United States Court of Appeals, Sixth Circuit
6 F.3d 357 (6th Cir. 1993)
In Banek Inc. v. Yogurt Ventures U.S.A., Inc., Banek Inc., owned by Mr. and Mrs. Banek, entered into a franchise agreement with Yogurt Ventures U.S.A., Inc., a Georgia corporation, to operate a Freshens Yogurt franchise in Monroe, Michigan. The agreement included a choice of law provision indicating that Georgia law would govern the rights and obligations of the parties. Sales at the Monroe location were disappointing, leading to its closure in March 1992. Before the closure, Banek filed a lawsuit in state court alleging breach of contract, violations of the Michigan Franchise Investment Law (MFIL) and the Federal Trade Commission Franchise Rules, common law fraud, and negligence. After the closure, Banek filed another lawsuit against the franchise owners, John and Richard Stern. The cases were consolidated and removed to federal court. The district court partially dismissed the claims, ruling the choice of law provision valid under Michigan law, dismissing the MFIL claim, and holding that there was no private right of action under the Federal Trade Commission Franchise Rules. Banek appealed the choice of law ruling.
The main issue was whether the choice of law provision in the franchise agreement, designating Georgia law as governing, was valid and enforceable under Michigan law.
The U.S. Court of Appeals for the Sixth Circuit affirmed the district court's decision that the choice of law provision was valid and enforceable, applying Georgia law to all claims.

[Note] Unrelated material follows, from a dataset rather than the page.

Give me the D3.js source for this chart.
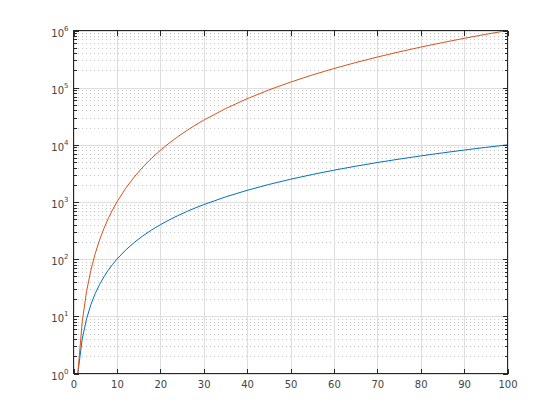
<!DOCTYPE html>
<html>
<head>
<meta charset="utf-8">
<script src="https://cdn.jsdelivr.net/npm/d3@7"></script>
<style>
  body { margin: 0; background: #fff; }
  svg { display: block; }
</style>
</head>
<body>
<div class="chart"></div>
<script>
// x 取样点
const xs = [1, 2, 3, 4, 5, 6, 7, 8, 9, 10, 12, 14, 16, 18, 20, 22, 24, 26, 28, 30,
  35, 40, 45, 50, 55, 60, 65, 70, 75, 80, 85, 90, 95, 100]
// 蓝线
const squares = [1, 4, 9, 16, 25, 36, 49, 64, 81, 100, 144, 196, 256, 324, 400, 484,
  576, 676, 784, 900, 1225, 1600, 2025, 2500, 3025, 3600, 4225, 4900, 5625, 6400,
  7225, 8100, 9025, 10000]
// 橙线
const cubes = [1, 8, 27, 64, 125, 216, 343, 512, 729, 1000, 1728, 2744, 4096, 5832,
  8000, 10648, 13824, 17576, 21952, 27000, 42875, 64000, 91125, 125000, 166375,
  216000, 274625, 343000, 421875, 512000, 614125, 729000, 857375, 1000000]
// 刻度
const xTicks = [0, 10, 20, 30, 40, 50, 60, 70, 80, 90, 100]
const yExponents = [0, 1, 2, 3, 4, 5, 6]

const config = {
  width: 560,
  height: 420,
  left: 73.5,
  right: 507.5,
  top: 30.5,
  bottom: 373.5,
  axisColor: "#262626",
  textColor: "#444444",
  font: "'DejaVu Sans', sans-serif",
}

const svg = d3.select(".chart").append("svg")
  .attr("width", config.width)
  .attr("height", config.height)

svg.append("rect")
  .attr("width", config.width)
  .attr("height", config.height)
  .attr("fill", "#fff")

const scaleX = d3.scaleLinear().domain([0, 100]).range([config.left, config.right])
const scaleY = d3.scaleLog().domain([1, 1e6]).range([config.bottom, config.top])

const majorY = yExponents.map((e) => Math.pow(10, e))
const minorY = []
yExponents.slice(0, -1).forEach((e) => {
  for (let k = 2; k <= 9; k++) minorY.push(k * Math.pow(10, e))
})

// 网格线
const grid = svg.append("g").attr("shape-rendering", "crispEdges")
grid.selectAll(".minor").data(minorY).join("line")
  .attr("x1", config.left).attr("x2", config.right)
  .attr("y1", (d) => Math.round(scaleY(d)) + 0.5)
  .attr("y2", (d) => Math.round(scaleY(d)) + 0.5)
  .attr("stroke", "#c4c4c4")
  .attr("stroke-dasharray", "1,3")
grid.selectAll(".majorY").data(majorY).join("line")
  .attr("x1", config.left).attr("x2", config.right)
  .attr("y1", (d) => Math.round(scaleY(d)) + 0.5)
  .attr("y2", (d) => Math.round(scaleY(d)) + 0.5)
  .attr("stroke", "#dedede")
grid.selectAll(".majorX").data(xTicks).join("line")
  .attr("x1", (d) => Math.round(scaleX(d)) + 0.5)
  .attr("x2", (d) => Math.round(scaleX(d)) + 0.5)
  .attr("y1", config.top).attr("y2", config.bottom)
  .attr("stroke", "#dedede")

// 曲线
const line = d3.line()
  .x((d) => scaleX(d[0]))
  .y((d) => scaleY(d[1]))

svg.append("path")
  .datum(xs.map((x, i) => [x, squares[i]]))
  .attr("d", line)
  .attr("fill", "none")
  .attr("stroke", "#0072BD")
  .attr("stroke-width", 1)

svg.append("path")
  .datum(xs.map((x, i) => [x, cubes[i]]))
  .attr("d", line)
  .attr("fill", "none")
  .attr("stroke", "#D95319")
  .attr("stroke-width", 1)

// 坐标轴
function styleAxis(g) {
  g.select(".domain").remove()
  g.selectAll(".tick line")
    .attr("stroke", config.axisColor)
    .attr("shape-rendering", "crispEdges")
}

svg.append("g")
  .attr("transform", `translate(0,${config.bottom})`)
  .call(d3.axisBottom(scaleX).tickValues(xTicks).tickSize(-5).tickPadding(7))
  .call(styleAxis)
  .call((g) => g.selectAll("text")
    .attr("fill", config.textColor)
    .attr("font-size", 10)
    .attr("font-family", config.font))

svg.append("g")
  .attr("transform", `translate(0,${config.top})`)
  .call(d3.axisTop(scaleX).tickValues(xTicks).tickSize(-5).tickFormat(""))
  .call(styleAxis)

svg.append("g")
  .attr("transform", `translate(${config.left},0)`)
  .call(d3.axisLeft(scaleY).tickValues(majorY).tickSize(-5).tickFormat(""))
  .call(styleAxis)
svg.append("g")
  .attr("transform", `translate(${config.left},0)`)
  .call(d3.axisLeft(scaleY).tickValues(minorY).tickSize(-3).tickFormat(""))
  .call(styleAxis)
svg.append("g")
  .attr("transform", `translate(${config.right},0)`)
  .call(d3.axisRight(scaleY).tickValues(majorY).tickSize(-5).tickFormat(""))
  .call(styleAxis)
svg.append("g")
  .attr("transform", `translate(${config.right},0)`)
  .call(d3.axisRight(scaleY).tickValues(minorY).tickSize(-3).tickFormat(""))
  .call(styleAxis)

// y 轴标签 10^n
const yLabels = svg.append("g")
  .attr("font-family", config.font)
  .attr("fill", config.textColor)
yExponents.forEach((e) => {
  const t = yLabels.append("text")
    .attr("x", config.left - 5)
    .attr("y", scaleY(Math.pow(10, e)) + 6)
    .attr("text-anchor", "end")
    .attr("font-size", 10)
  t.append("tspan").text("10")
  t.append("tspan").attr("font-size", 7).attr("dy", -6).text(e)
})

// 外框
svg.append("rect")
  .attr("x", config.left)
  .attr("y", config.top)
  .attr("width", config.right - config.left)
  .attr("height", config.bottom - config.top)
  .attr("fill", "none")
  .attr("stroke", config.axisColor)
  .attr("shape-rendering", "crispEdges")
</script>
</body>
</html>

The U.S. Court of Appeals for the Sixth Circuit reasoned that the Michigan Franchise Investment Law did not explicitly void choice of law provisions, and the Michigan legislature likely intended to allow franchisees and franchisors the flexibility to choose governing law from other states. The court noted that the choice of law provision did not act as a waiver of rights under the MFIL, as Michigan law did not specifically prohibit such provisions. Additionally, the court held that the provision should be enforced under Michigan's conflict of law rules, as Georgia had a substantial relationship to the parties and the transaction. Banek's arguments that Georgia law would violate Michigan public policy were not compelling, as Banek did not demonstrate significant differences in the protections offered by Georgia law compared to Michigan law. The court concluded that the choice of law provision was broad enough to encompass all claims, not just contractual ones, as they were directly related to the franchise agreement.